Happy Valentine’s Day! Are you single? Interested in not being single? If so, you should consider signing up for Tender. It’s an AI-driven dating site designed to help you find your soul mate, and it almost certainly hasn’t been co-opted by vampires looking to hunt down suitably compliant blood bags at the click of a button. Just answer a few completely innocuous questions about your emotional state, loneliness levels, interests, and blood type, and Tender will procedurally generate a profile guaranteed to find you that special someone who, again, is probably not a vampire. Even if it is part of what looks to be an official Vampire: the Masquerade alternate reality game.
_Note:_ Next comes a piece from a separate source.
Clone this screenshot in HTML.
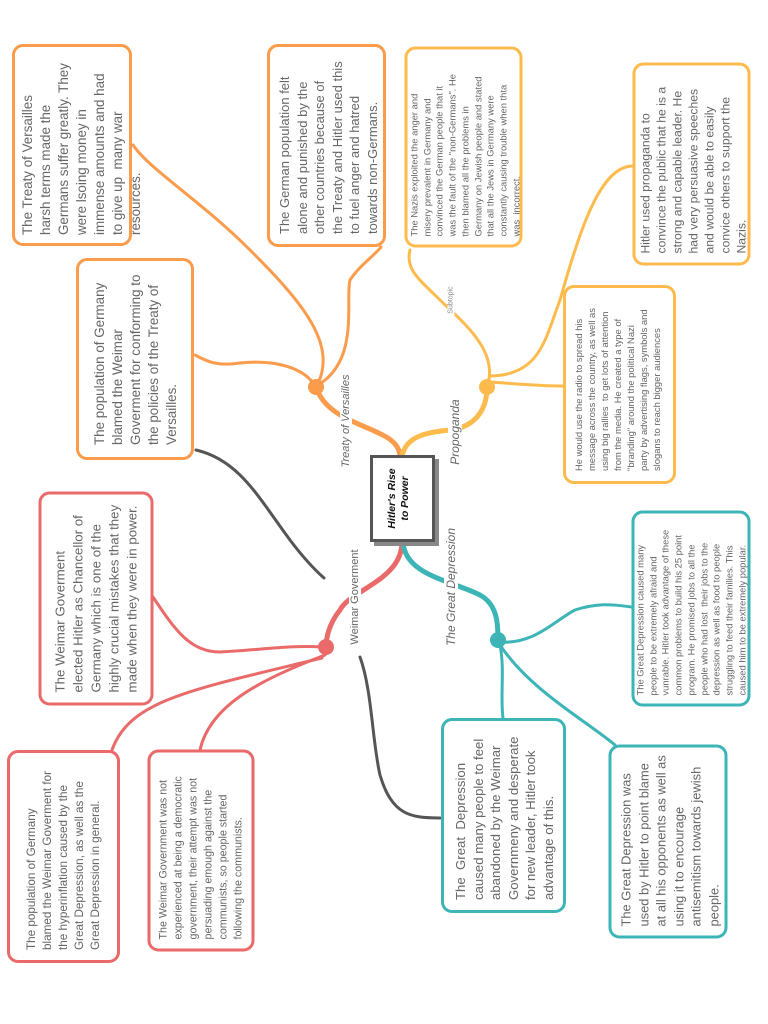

Let’s take a step back. In early January, a handful of established YouTubers and Twitch streamers started tweeting about their good buddy Knox coming out of the woodwork and asking them to check out this new closed beta dating site, Tender. In between jet-setting around the world, Knox released a series of puzzles on his Twitter account that led to a website, Trust No More. Posts on that site from a writer going by the pseudonym “Manchuria”  In parallel, he started receiving messages from the user “BetrayedMind1”, warning that something was amiss with Tender. Players helped Knox solve a series of puzzles left by the person, leading to a meetup at Griffith Observatory where players laid claim to a conspicuously guarded briefcase. The contents alluded to Tender’s experiments with gamification and operant conditioning to get users hooked on the website. Even more foreboding, documents allude to a secret “Regent Dashboard” known only to select employees at the company. An unidentified Tender engineer’s notes indicate the Regent Dashboard is actively manipulating its users:

Weird. The conditioning reminds me of the effects of the Toxoplasma parasite on rodents. Doesn’t completely change them. Doesn’t make them suicidal exactly. Just a subtle shift. Less afraid of open spaces. Inhibited risk judgement. Willingness to step into danger. Behavior that makes them easier to catch for predators.
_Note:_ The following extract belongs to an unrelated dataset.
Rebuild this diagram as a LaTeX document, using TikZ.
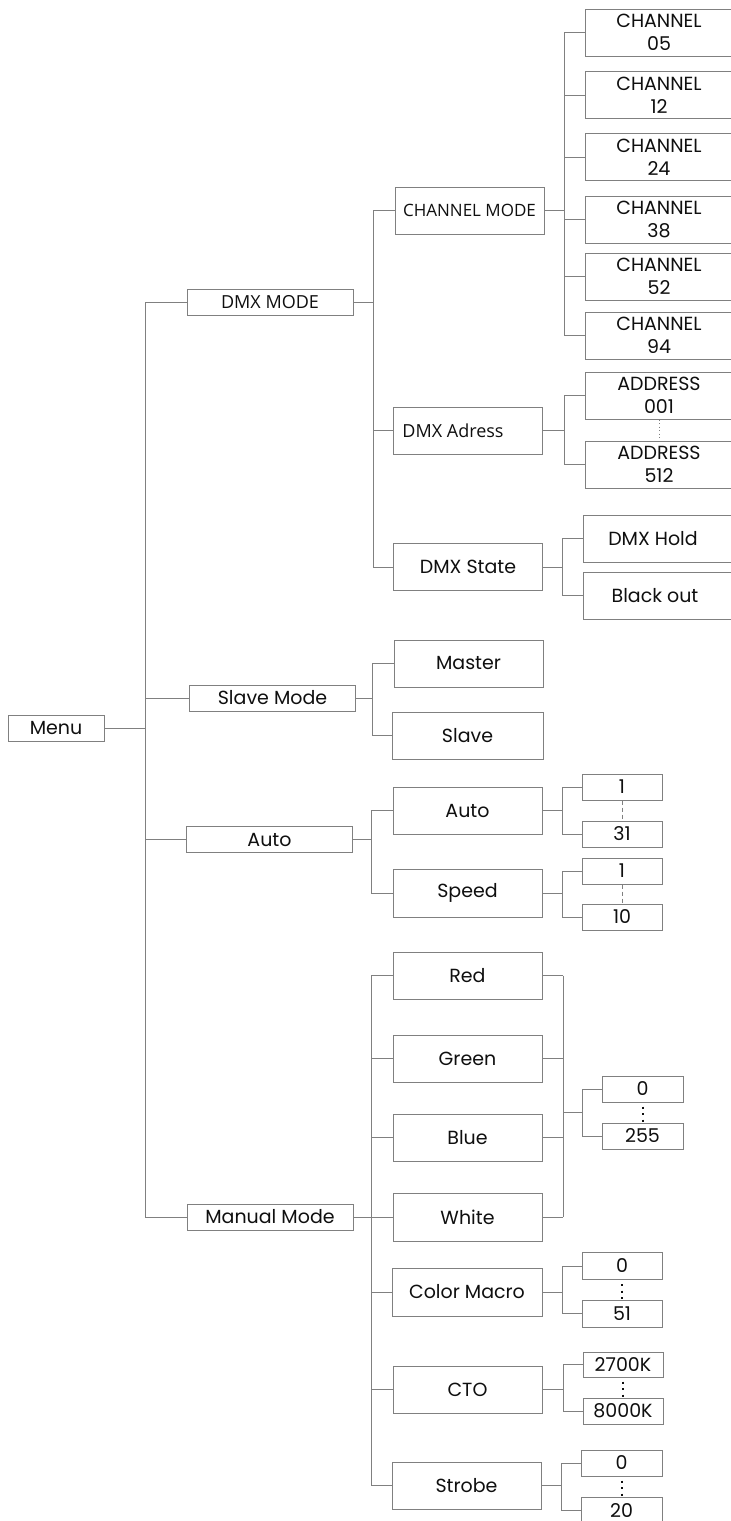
\documentclass[tikz,border=0pt]{standalone}
\usepackage{fontspec}
\usetikzlibrary{calc}
\setmainfont{Poppins}
\newfontfamily\osans{Open Sans}
\definecolor{linec}{RGB}{128,128,128}
\definecolor{textc}{RGB}{15,15,15}
\begin{document}
\begin{tikzpicture}[x=1pt,y=-1pt]
\tikzset{
  box/.style={draw=linec, line width=1pt, inner sep=0pt, align=center, text=textc, font=\fontsize{19}{23}\selectfont},
  os/.style={font=\osans\fontsize{18}{22}\selectfont},
  lone/.style={box, minimum width=166pt, minimum height=26pt},
  big/.style={box, minimum width=149pt, minimum height=47pt},
  edgebox/.style={box, minimum width=148pt, minimum height=47pt},
  small/.style={box, minimum width=80pt, minimum height=26pt},
  conn/.style={draw=linec, line width=1pt},
  dotsline/.style={draw=textc, line width=2pt, dash pattern=on 2pt off 4.5pt},
  finedots/.style={draw=linec, line width=1pt, dash pattern=on 1pt off 2.5pt},
  dashline/.style={draw=linec, line width=1pt, dash pattern=on 4pt off 3pt}
}
\useasboundingbox (0,0) rectangle (731,1521);
\fill[white] (0,0) rectangle (731,1521);

% level 0
\node[box, minimum width=96pt, minimum height=26pt] (menu) at (56,728) {Menu};
% level 1
\node[lone, os] (dmxmode) at (270,302) {DMX MODE};
\node[lone] (slavemode) at (272.5,698) {Slave Mode};
\node[lone] (auto) at (269.5,839.5) {Auto};
\node[lone] (manual) at (270,1217) {Manual Mode};
% DMX MODE children
\node[big, os, font=\osans\fontsize{17}{21}\selectfont] (chmode) at (469.5,210.5) {CHANNEL MODE};
\node[big, os] (dmxadr) at (468,430.5) {\hspace*{-30pt}DMX Adress};
\node[big] (dmxstate) at (468,567) {DMX State};
% channels
\node[edgebox] (ch05) at (659,32.5) {CHANNEL\\05};
\node[edgebox] (ch12) at (659,95) {CHANNEL\\12};
\node[edgebox] (ch24) at (659,157) {CHANNEL\\24};
\node[edgebox] (ch38) at (659,219.5) {CHANNEL\\38};
\node[edgebox] (ch52) at (659,276.5) {CHANNEL\\52};
\node[edgebox] (ch94) at (659,335.5) {CHANNEL\\94};
% addresses
\node[edgebox] (adr001) at (659,395.5) {ADDRESS\\001};
\node[edgebox] (adr512) at (659,464.5) {ADDRESS\\512};
% state
\node[edgebox, minimum width=150pt] (hold) at (658,538.5) {\hspace*{-10pt}DMX Hold};
\node[edgebox, minimum width=150pt] (blackout) at (658,595.5) {\hspace*{-6pt}Black out};
% slave mode children
\node[big] (master) at (468.5,663.5) {Master};
\node[big, minimum width=151pt] (slave) at (467.5,735.5) {Slave};
% auto children
\node[big] (autob) at (467.5,810.5) {Auto};
\node[big, minimum height=48pt] (speed) at (467.5,893) {Speed};
\node[small] (a1) at (622,787) {1};
\node[small] (a31) at (622,834) {31};
\node[small] (s1) at (622,871) {1};
\node[small] (s10) at (622,917) {10};
% manual children
\node[big] (red) at (467.5,975.5) {Red};
\node[big] (green) at (467.5,1058.5) {Green};
\node[big] (blue) at (467.5,1137.5) {Blue};
\node[big, minimum height=48pt] (white) at (467.5,1217) {White};
\node[big, minimum width=150pt, minimum height=48pt] (cmacro) at (467,1292) {Color Macro};
\node[big] (cto) at (467.5,1389.5) {CTO};
\node[big] (strobe) at (466.5,1485.5) {Strobe};
\node[small, minimum width=81pt] (v0) at (642.5,1089) {0};
\node[small, minimum width=81pt] (v255) at (642.5,1136) {255};
\node[small, minimum height=27pt] (cm0) at (622,1266) {0};
\node[small, minimum height=27pt] (cm51) at (622,1313.5) {51};
\node[small, minimum height=25pt] (k2700) at (623,1364.5) {2700K};
\node[small] (k8000) at (623,1411) {8000K};
\node[small, minimum width=81pt] (st0) at (621.5,1463) {0};
\node[small, minimum width=81pt] (st20) at (621.5,1510) {20};

% bus x positions
\coordinate (b1) at (145,0);
\coordinate (bdmx) at (373,0);
\coordinate (bch) at (564,0);
\coordinate (badr) at (564,0);
\coordinate (bst) at (562,0);
\coordinate (bsl) at (372,0);
\coordinate (bau) at (371,0);
\coordinate (bauto) at (562,0);
\coordinate (bman) at (371,0);
\coordinate (brgb) at (563,0);
\coordinate (bval) at (582,0);
\coordinate (bcm) at (562,0);
\coordinate (bcto) at (563,0);
\coordinate (bstr) at (561,0);

% menu level
\draw[conn] (menu.east) -- (menu.east -| b1);
\draw[conn] (dmxmode.west -| b1) -- (manual.west -| b1);
\foreach \n in {dmxmode,slavemode,auto,manual} \draw[conn] (\n.west) -- (\n.west -| b1);

% DMX MODE
\draw[conn] (dmxmode.east) -- (dmxmode.east -| bdmx);
\draw[conn] (chmode.west -| bdmx) -- (dmxstate.west -| bdmx);
\foreach \n in {chmode,dmxadr,dmxstate} \draw[conn] (\n.west) -- (\n.west -| bdmx);

% channels
\draw[conn] (chmode.east) -- (chmode.east -| bch);
\draw[conn] (ch05.west -| bch) -- (ch94.west -| bch);
\foreach \n in {ch05,ch12,ch24,ch38,ch52,ch94} \draw[conn] (\n.west) -- (\n.west -| bch);

% addresses
\draw[conn] (dmxadr.east) -- (dmxadr.east -| badr);
\draw[conn] (adr001.west -| badr) -- (adr512.west -| badr);
\foreach \n in {adr001,adr512} \draw[conn] (\n.west) -- (\n.west -| badr);
\draw[finedots] (adr001.south) -- (adr512.north);

% state
\draw[conn] (dmxstate.east) -- (dmxstate.east -| bst);
\draw[conn] (hold.west -| bst) -- (blackout.west -| bst);
\foreach \n in {hold,blackout} \draw[conn] (\n.west) -- (\n.west -| bst);

% slave mode
\draw[conn] (slavemode.east) -- (slavemode.east -| bsl);
\draw[conn] (master.west -| bsl) -- (slave.west -| bsl);
\foreach \n in {master,slave} \draw[conn] (\n.west) -- (\n.west -| bsl);

% auto
\draw[conn] (auto.east) -- (auto.east -| bau);
\draw[conn] (autob.west -| bau) -- (speed.west -| bau);
\foreach \n in {autob,speed} \draw[conn] (\n.west) -- (\n.west -| bau);
\draw[conn] (autob.east) -- (autob.east -| bauto);
\draw[conn] (a1.west -| bauto) -- (a31.west -| bauto);
\foreach \n in {a1,a31} \draw[conn] (\n.west) -- (\n.west -| bauto);
\draw[dashline] (a1.south) -- (a31.north);
\draw[conn] (speed.east) -- (speed.east -| bauto);
\draw[conn] (s1.west -| bauto) -- (s10.west -| bauto);
\foreach \n in {s1,s10} \draw[conn] (\n.west) -- (\n.west -| bauto);
\draw[dashline] (s1.south) -- (s10.north);

% manual
\draw[conn] (manual.east) -- (manual.east -| bman);
\draw[conn] (red.west -| bman) -- (strobe.west -| bman);
\foreach \n in {red,green,blue,white,cmacro,cto,strobe} \draw[conn] (\n.west) -- (\n.west -| bman);
% rgbw
\draw[conn] (red.east -| brgb) -- (white.east -| brgb);
\foreach \n in {red,green,blue,white} \draw[conn] (\n.east) -- (\n.east -| brgb);
\coordinate (rgbmid) at ($(v0.west)!0.5!(v255.west)$);
\draw[conn] (rgbmid -| brgb) -- (rgbmid -| bval);
\draw[conn] (v0.west -| bval) -- (v255.west -| bval);
\foreach \n in {v0,v255} \draw[conn] (\n.west) -- (\n.west -| bval);
\draw[dotsline] (v0.south) ++(0,4) -- (v255.north);
% color macro
\draw[conn] (cmacro.east) -- (cmacro.east -| bcm);
\draw[conn] (cm0.west -| bcm) -- (cm51.west -| bcm);
\foreach \n in {cm0,cm51} \draw[conn] (\n.west) -- (\n.west -| bcm);
\draw[dotsline] (cm0.south) ++(0,4) -- (cm51.north);
% cto
\draw[conn] (cto.east) -- (cto.east -| bcto);
\draw[conn] (k2700.west -| bcto) -- (k8000.west -| bcto);
\foreach \n in {k2700,k8000} \draw[conn] (\n.west) -- (\n.west -| bcto);
\draw[dotsline] (k2700.south) ++(0,4) -- (k8000.north);
% strobe
\draw[conn] (strobe.east) -- (strobe.east -| bstr);
\draw[conn] (st0.west -| bstr) -- (st20.west -| bstr);
\foreach \n in {st0,st20} \draw[conn] (\n.west) -- (\n.west -| bstr);
\draw[dotsline] (st0.south) ++(0,4) -- (st20.north);
\end{tikzpicture}
\end{document}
Soon after, players unlocked access to the Tender Beta app, allowing them to interact with the perfectly innocuous dating site that’s probably not conditioning its users to be more trustworthy and docile. Under the guise of finding a soulmate, users are rewarded for completing “quests” with experience points, to level up. Some tasks ask players to complete basic research tasks, while others ask users to share simple fill-in-the-blanks status updates about their plans.